To find how much the horizontal position changes as we move from the first point to the second point, we look at the x-coordinates.
The x-coordinate of the first point is 4.
The x-coordinate of the second point is 0.
To find the change, we subtract the first x-coordinate from the second x-coordinate: $$0 - 4$$.
Starting at 0 and moving 4 units in the negative direction results in -4.
So, the change in the horizontal position is -4.

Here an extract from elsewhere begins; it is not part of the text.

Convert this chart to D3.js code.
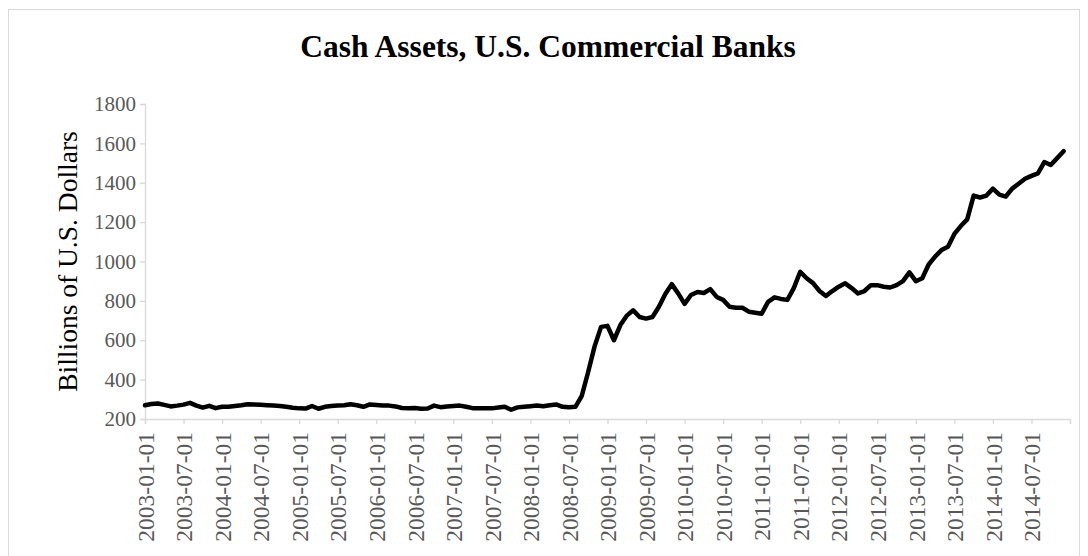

**step4** Calculating the change in the vertical position

Next, we find how much the vertical position changes as we move from the first point to the second point. We look at the y-coordinates.
The y-coordinate of the first point is -4.
The y-coordinate of the second point is -12.
To find the change, we subtract the first y-coordinate from the second y-coordinate: $$-12 - (-4)$$.
Subtracting a negative number is the same as adding its positive counterpart. So, $$-12 - (-4)$$ becomes $$-12 + 4$$.
Starting at -12 and moving 4 units in the positive direction results in -8.
So, the change in the vertical position is -8.

**step5** Calculating the gradient

The gradient is found by dividing the change in the vertical position (also known as the "rise" or "drop") by the change in the horizontal position (also known as the "run").
Change in vertical position = -8.
Change in horizontal position = -4.
Gradient = (Change in vertical position) $$\div$$ (Change in horizontal position)
Gradient = $$-8 \div (-4)$$.
When we divide a negative number by another negative number, the result is a positive number.
$$8 \div 4 = 2$$.
Therefore, the gradient of the line segment between the points $$(4,-4)$$ and $$(0,-12)$$ is 2.